About Exact Differentials This is an excerpt from my textbook: Consider the general differential containing two variables, where $f = f(x,y)$,
$$
d f=A(x, y) d x+B(x, y) d y
$$
We see that
$$
\frac{\partial f}{\partial x}=A(x, y), \quad \frac{\partial f}{\partial y}=B(x, y)
$$
and, using the property $f_{x y}=f_{y x},$ we therefore require
$$
\frac{\partial A}{\partial y}=\frac{\partial B}{\partial x}
$$
This is in fact both a necessary and a sufficient condition for the differential to be exact.
I see why this is a necessary condition, but why is it a sufficient condition?
 A: Assume that $A,B $ and its first order partial derivatives are continuous on a simply connected open set $D$. 
Given $\frac{\partial A}{\partial y}=\frac{\partial B}{\partial x}$, if there exists a function $h(x,y)$ such that $d(h(x,y))=Adx+Bdy\tag{A}$, then we are done. 
Let's denote $h(x,y)$ by $h$. 
Consider, $\frac{\partial h }{\partial x}=A$ and $\frac{\partial h }{\partial y}=B$. Let $(a,b)$ and $(x,y)\in D$
From $\frac{\partial h }{\partial x}=A$, we have : $h=\int_{x=a}^{x} A\partial x+g(y)\tag{1}$ 
Therefore, by $\frac{\partial h }{\partial y}=B$, we get $\frac{\partial  }{\partial y}(\int_{x=a}^{x} A\partial x)+g'(y)=B\implies \int_{x=a}^{x}\frac{\partial  }{\partial y}A \partial x+g'(y)=B\implies g'(y)=B-\frac{\partial  }{\partial x}(\int_{x=a}^{x}B\partial x)=B-B(x,y)+B(a,y)=B(a,y)\tag{2}$

So, we have now shown that $g'(y)$ is free of $x$, that is we can find $g(y)$ from $(2)$ using FTC. $g(y)=g(b) +\int_{y=b}^{y} g'(y) dy=g(b) +\int_{y=b}^{y} B(a,y) dy$. So now $g(y)$ is known. 
We'll put this $g(y)$ into $(1)$ and we'll have known $h$. And clearly the way $h$ was constructed implies that $(A)$ is satisfied by $h$. 
A: I think the misunderstanding here comes from the language used, and not so much the differential calculus (might want to tag this as "logic" or something).

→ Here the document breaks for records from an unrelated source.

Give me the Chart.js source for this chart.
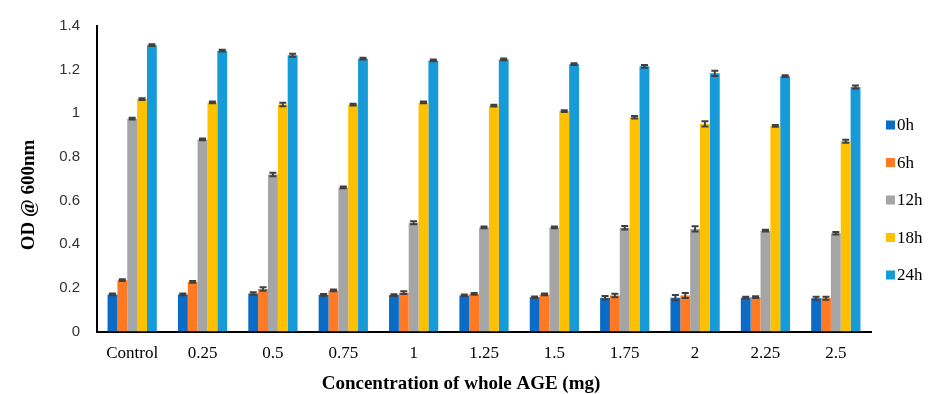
<!DOCTYPE html>
<html>
<head>
<meta charset="utf-8">
<script src="https://cdn.jsdelivr.net/npm/chart.js@4.4.1/dist/chart.umd.min.js"></script>
<style>
  html, body { margin: 0; padding: 0; background: #fff; }
  #wrap { width: 932px; height: 394px; position: relative; }
</style>
</head>
<body>
<div id="wrap"><canvas id="odChart"></canvas></div>
<script>
// Dữ liệu
const categories = ['Control', '0.25', '0.5', '0.75', '1', '1.25', '1.5', '1.75', '2', '2.25', '2.5'];
const seriesNames = ['0h', '6h', '12h', '18h', '24h'];
const seriesColors = ['#0B6CC8', '#FF7A22', '#A5A5A5', '#FFC000', '#169BD8'];

const od0h  = [0.170, 0.170, 0.174, 0.168, 0.167, 0.165, 0.157, 0.155, 0.155, 0.155, 0.152];
const od6h  = [0.235, 0.227, 0.195, 0.188, 0.178, 0.172, 0.170, 0.165, 0.165, 0.158, 0.152];
const od12h = [0.975, 0.880, 0.720, 0.660, 0.498, 0.477, 0.477, 0.475, 0.470, 0.462, 0.450];
const od18h = [1.065, 1.050, 1.040, 1.040, 1.050, 1.035, 1.010, 0.982, 0.952, 0.942, 0.872];
const od24h = [1.312, 1.287, 1.266, 1.250, 1.242, 1.247, 1.225, 1.215, 1.183, 1.170, 1.120];

const err0h  = [0.004, 0.004, 0.006, 0.004, 0.004, 0.004, 0.003, 0.008, 0.012, 0.004, 0.007];
const err6h  = [0.004, 0.004, 0.008, 0.004, 0.006, 0.004, 0.004, 0.008, 0.012, 0.004, 0.007];
const err12h = [0.004, 0.004, 0.008, 0.004, 0.007, 0.004, 0.004, 0.008, 0.012, 0.004, 0.006];
const err18h = [0.004, 0.004, 0.008, 0.004, 0.004, 0.004, 0.004, 0.006, 0.012, 0.004, 0.007];
const err24h = [0.004, 0.004, 0.007, 0.004, 0.004, 0.004, 0.004, 0.006, 0.012, 0.004, 0.007];

const yTicks = [0, 0.2, 0.4, 0.6, 0.8, 1, 1.2, 1.4];
const yTickLabels = ['0', '0.2', '0.4', '0.6', '0.8', '1', '1.2', '1.4'];

const allValues = [od0h, od6h, od12h, od18h, od24h];
const allErrors = [err0h, err6h, err12h, err18h, err24h];

// Vẽ thanh sai số
const errorBarPlugin = {
  id: 'errorBars',
  afterDatasetsDraw(chart) {
    const ctx = chart.ctx;
    const yScale = chart.scales.y;
    ctx.save();
    ctx.strokeStyle = '#404040';
    ctx.lineWidth = 2;
    chart.data.datasets.forEach((ds, di) => {
      const meta = chart.getDatasetMeta(di);
      meta.data.forEach((bar, i) => {
        const v = ds.data[i];
        const e = ds.errors[i];
        const yTop = yScale.getPixelForValue(v + e);
        const yBot = yScale.getPixelForValue(v - e);
        const half = 3.5;
        ctx.beginPath();
        ctx.moveTo(bar.x, yTop); ctx.lineTo(bar.x, yBot);
        ctx.moveTo(bar.x - half, yTop); ctx.lineTo(bar.x + half, yTop);
        ctx.moveTo(bar.x - half, yBot); ctx.lineTo(bar.x + half, yBot);
        ctx.stroke();
      });
    });
    ctx.restore();
  }
};

// Chú thích và tiêu đề trục
const textPlugin = {
  id: 'texts',
  afterDraw(chart) {
    const ctx = chart.ctx;
    ctx.save();
    ctx.fillStyle = '#000';
    ctx.textBaseline = 'middle';
    ctx.font = '17px "Liberation Serif", serif';
    chart.data.datasets.forEach((ds, i) => {
      const y = 125 + i * 37.5;
      ctx.fillStyle = ds.backgroundColor;
      ctx.fillRect(886, y - 4.5, 9, 9);
      ctx.fillStyle = '#000';
      ctx.textAlign = 'left';
      ctx.fillText(ds.label, 897, y + 1);
    });

    ctx.font = 'bold 19px "Liberation Serif", serif';
    ctx.textAlign = 'center';
    ctx.fillText('Concentration of whole AGE (mg)', 461, 384);

    ctx.translate(29, 195);
    ctx.rotate(-Math.PI / 2);
    ctx.fillText('OD @ 600nm', 0, 0);
    ctx.restore();
  }
};

const ctx = document.getElementById('odChart').getContext('2d');
new Chart(ctx, {
  type: 'bar',
  data: {
    labels: categories,
    datasets: seriesNames.map((name, i) => ({
      label: name,
      data: allValues[i],
      errors: allErrors[i],
      backgroundColor: seriesColors[i],
      borderWidth: 0,
      categoryPercentage: 0.7,
      barPercentage: 1.0
    }))
  },
  options: {
    responsive: true,
    maintainAspectRatio: false,
    animation: false,
    layout: { padding: { top: 23, right: 61, left: 0, bottom: 0 } },
    plugins: {
      legend: { display: false },
      tooltip: { enabled: false }
    },
    scales: {
      x: {
        grid: { display: false, drawTicks: false },
        border: { color: '#000', width: 2 },
        ticks: { color: '#000', font: { family: '"Liberation Serif", serif', size: 17 }, padding: 12 },
        afterFit: (s) => { s.height = 62.5; }
      },
      y: {
        min: 0,
        max: 1.4,
        grid: { display: false, drawTicks: false },
        border: { color: '#000', width: 2 },
        afterBuildTicks: (s) => { s.ticks = yTicks.map(v => ({ value: v })); },
        ticks: {
          color: '#333',
          font: { family: '"Liberation Sans", sans-serif', size: 15 },
          padding: 17,
          callback: (v, i) => yTickLabels[i]
        },
        afterFit: (s) => { s.width = 97; }
      }
    }
  },
  plugins: [errorBarPlugin, textPlugin]
});
</script>
</body>
</html>
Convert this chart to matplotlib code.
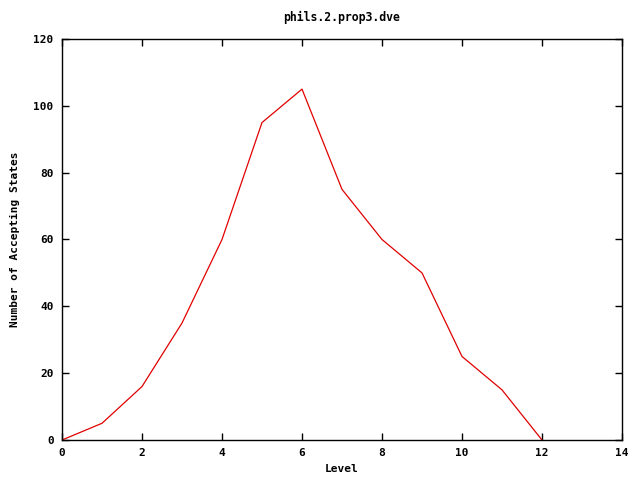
import matplotlib
matplotlib.use("Agg")
import matplotlib.pyplot as plt

# Level vs number of accepting states
levels = [0, 1, 2, 3, 4, 5, 6, 7, 8, 9, 10, 11, 12]
accepting = [0, 5, 16, 35, 60, 95, 105, 75, 60, 50, 25, 15, 0]

xticks = [0, 2, 4, 6, 8, 10, 12, 14]
yticks = [0, 20, 40, 60, 80, 100, 120]

plt.rcParams["font.family"] = "DejaVu Sans Mono"
plt.rcParams["font.weight"] = "bold"
plt.rcParams["font.size"] = 8

fig = plt.figure(figsize=(6.4, 4.8), dpi=100)
ax = fig.add_axes([62 / 640, 1 - 440 / 480, 560 / 640, 401 / 480])

ax.plot(levels, accepting, color="#e00000", linewidth=0.9)

ax.set_xlim(0, 14)
ax.set_ylim(0, 120)
ax.set_xticks(xticks)
ax.set_yticks(yticks)
ax.tick_params(direction="in", top=True, right=True, length=5, width=1, pad=6)
for s in ax.spines.values():
    s.set_linewidth(1)

ax.set_xlabel("Level", fontweight="bold", labelpad=4)
ax.set_ylabel("Number of Accepting States", fontweight="bold", labelpad=10)
ax.set_title("phils.2.prop3.dve", fontweight="bold", fontsize=8.3, pad=13)

fig.savefig("out.png", dpi=100)
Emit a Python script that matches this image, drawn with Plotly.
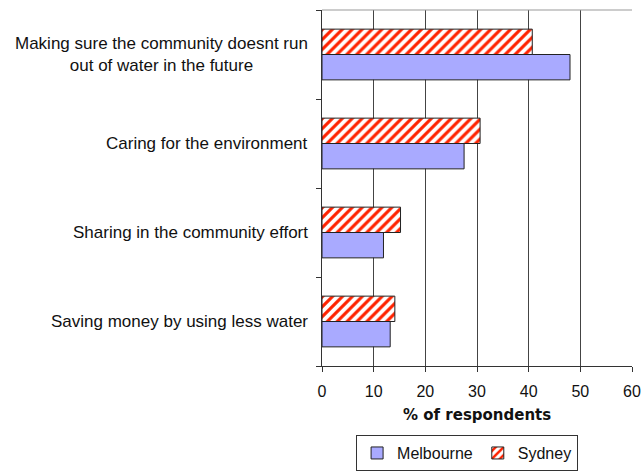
import plotly.graph_objects as go

categories = [
    "Saving money by using less water",
    "Sharing in the community effort",
    "Caring for the environment",
    "Making sure the community doesnt run<br>out of water in the future",
]
melbourne = [13.2, 11.9, 27.5, 48.0]
sydney = [14.1, 15.2, 30.6, 40.7]
x_ticks = [0, 10, 20, 30, 40, 50, 60]
x_title = "% of respondents"

FONT = "Liberation Sans, Arial, sans-serif"

fig = go.Figure()
fig.add_trace(go.Bar(
    y=categories, x=melbourne, orientation="h", name="Melbourne",
    marker=dict(color="#a9aaff", line=dict(color="#222222", width=1)),
))
fig.add_trace(go.Bar(
    y=categories, x=sydney, orientation="h", name="Sydney",
    marker=dict(color="white", line=dict(color="#222222", width=1),
                pattern=dict(shape="/", fgcolor="#ff2200", bgcolor="white",
                             fgopacity=1, size=7, solidity=0.45, fillmode="replace")),
))

for c in categories:
    fig.add_annotation(x=0, xref="paper", y=c, yref="y", text=c,
                       xanchor="right", xshift=-12, align="center",
                       showarrow=False, font=dict(size=17, color="#111111", family=FONT))

fig.add_annotation(x=0.5, xref="paper", y=0, yref="paper", yshift=-49,
                   text="<b>" + x_title + "</b>", showarrow=False,
                   xanchor="center", yanchor="middle",
                   font=dict(size=15, family="DejaVu Sans", color="#111111"))

fig.update_layout(
    width=643, height=476,
    margin=dict(l=322, r=11, t=10, b=110, autoexpand=False),
    paper_bgcolor="white", plot_bgcolor="white",
    barmode="group", bargap=0.43, bargroupgap=0,
    font=dict(family=FONT, size=16, color="#111111"),
    showlegend=True,
    legend=dict(orientation="h", x=0.468, xanchor="center", xref="paper",
                y=0.086, yanchor="top", yref="container",
                bordercolor="#333333", borderwidth=1,
                font=dict(size=16), tracegroupgap=0),
    xaxis=dict(range=[0, 60], tickvals=x_ticks, showgrid=True, gridcolor="#444444",
               gridwidth=1, zeroline=False, showline=True, linecolor="#333333",
               ticks="outside", ticklen=5, tickcolor="#333333", ticklabelstandoff=6,
               tickfont=dict(size=16), automargin=False),
    yaxis=dict(categoryorder="array", categoryarray=categories, showticklabels=False,
               ticks="outside", tickson="boundaries", ticklen=5, tickcolor="#333333",
               showline=True, linecolor="#333333", showgrid=False, automargin=False),
    shapes=[dict(type="line", xref="paper", yref="paper", x0=0, x1=1, y0=1, y1=1,
                 line=dict(color="#999999", width=1))],
)

fig.write_html("out.html")
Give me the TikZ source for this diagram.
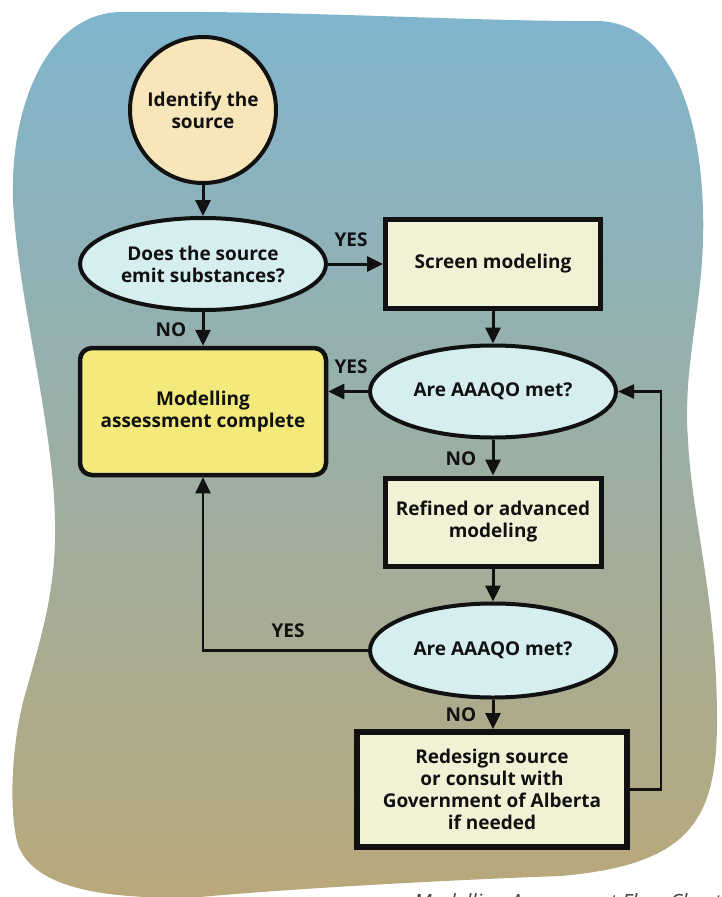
\documentclass[tikz,border=0pt]{standalone}
\usepackage{fontspec}
\setmainfont{Open Sans}
\usetikzlibrary{shapes.geometric,arrows.meta}
\definecolor{bgtop}{HTML}{7FB5CE}
\definecolor{bgmid}{HTML}{A3B0A4}
\definecolor{bgbot}{HTML}{B9A87A}
\definecolor{circfill}{HTML}{F7E6BA}
\definecolor{ellfill}{HTML}{D7EEF1}
\definecolor{boxfill}{HTML}{F1F2D5}
\definecolor{yelfill}{HTML}{F3EA7B}
\definecolor{ink}{HTML}{111111}
\definecolor{captiongray}{HTML}{444444}
\tikzset{
  txt/.style={font=\bfseries\fontsize{19}{22}\selectfont, text=ink, align=center, inner sep=0pt},
  circ/.style={txt, circle, draw=ink, line width=4pt, fill=circfill, minimum size=146pt},
  ell/.style={txt, ellipse, draw=ink, line width=4pt, fill=ellfill, minimum width=246pt, minimum height=92pt},
  sbox/.style={txt, rectangle, draw=ink, line width=5pt, fill=boxfill},
  ybox/.style={txt, rectangle, rounded corners=12pt, draw=ink, line width=4.5pt, fill=yelfill},
  lab/.style={font=\bfseries\fontsize{19}{20}\selectfont, text=ink, inner sep=0pt},
  conn/.style={draw=ink, line width=3pt, -{Triangle[length=16pt,width=15pt]}},
  thinconn/.style={draw=ink, line width=2.2pt},
}
\begin{document}
\begin{tikzpicture}[x=1pt,y=-1pt]
\useasboundingbox (0,0) rectangle (722,897);
\shade[top color=bgtop, middle color=bgmid, bottom color=bgbot]
  (120,12) .. controls (300,10) and (480,22) .. (600,21)
  .. controls (670,25) and (700,110) .. (703,210)
  .. controls (706,300) and (682,360) .. (688,440)
  .. controls (692,520) and (717,600) .. (717,720)
  .. controls (717,820) and (690,865) .. (560,876)
  .. controls (450,880) and (300,888) .. (200,897)
  .. controls (110,900) and (35,890) .. (18,845)
  .. controls (8,810) and (12,740) .. (25,695)
  .. controls (40,640) and (57,590) .. (55,520)
  .. controls (53,420) and (18,300) .. (13,200)
  .. controls (10,110) and (45,14) .. (120,12) -- cycle;

\node[circ] (id) at (203,110) {Identify the\\source};
\node[ell] (emit) at (203,264) {Does the source\\emit substances?};
\node[sbox, minimum width=215pt, minimum height=89pt] (screen) at (493,264) {Screen modeling};
\node[ybox, minimum width=246pt, minimum height=127pt] (done) at (203,411.5) {Modelling\\assessment complete};
\node[ell] (q1) at (493,391.5) {Are AAAQO met?};
\node[sbox, minimum width=216pt, minimum height=88pt] (ref) at (493,522) {Refined or advanced\\modeling};
\node[ell, minimum height=94pt] (q2) at (493,650.5) {Are AAAQO met?};
\node[sbox, line width=6pt, minimum width=270pt, minimum height=115pt] (red) at (492,789.5) {Redesign source\\or consult with\\Government of Alberta\\if needed};

\draw[conn] (id) -- (emit);
\draw[conn] (emit.east) -- (screen.west);
\draw[conn] (emit) -- (done);
\draw[conn] (screen) -- (q1);
\draw[conn] (q1.west) -- (q1.west -| done.east);
\draw[conn] (q1) -- (ref);
\draw[conn] (ref) -- (q2);
\draw[thinconn, -{Triangle[length=16pt,width=15pt]}] (q2.west) -| (done.south);
\draw[conn] (q2.south) -- (red.north -| q2.south);
\draw[thinconn, -{Triangle[length=16pt,width=14pt]}] (red.east) -- ++(31,0) coordinate (turn) |- (q1.east);

\node[lab] (l1) at (351,240) {YES};
\node[lab] (l2) at (171,330) {NO};
\node[lab] (l3) at (351,367) {YES};
\node[lab] (l4) at (461,459) {NO};
\node[lab] (l5) at (288,631) {YES};
\node[lab] (l6) at (461,715) {NO};

\node[anchor=base west, inner sep=0pt, text=captiongray, font=\itshape\fontsize{21}{24}\selectfont] (cap) at (414,909) {Modelling Assessment Flow Chart};
\end{tikzpicture}
\end{document}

This is a good resource to understand what necessary and sufficient mean in logic, separately and together.
The most useful thing you can do to better understand these is think of counter examples: what is something that is necessary but not sufficient? A good example from that page is the following.
P: Oxygen exists in the atmosphere.
Q: Humans exist.
Clearly P is necessary for Q. Having oxygen in the earth's atmosphere is a necessary condition for human life. Crucially, though, having oxygen will not guarantee human life – there are many other conditions needed for human life other than oxygen in the atmosphere. In this way, P is necessary but not sufficient for Q.
Now consider this example.
P: All men are mortal.
Q: Socrates was mortal.
In this case, P being true always means Q is true (we all know Socrates was a man). There is no possible way P could be true without Q being true. Equally, Q couldn't be true without P being true. P is necessary and sufficient for Q.
TLDR:

*

*P necessary and sufficient for Q = P $\Leftrightarrow$ Q,

*P necessary but not sufficient for Q = Q $\Rightarrow$ P,

*P not necessary but sufficient = logically invalid.

What your textbook is saying, then, is that that condition implies necessarily the exactness of the differential.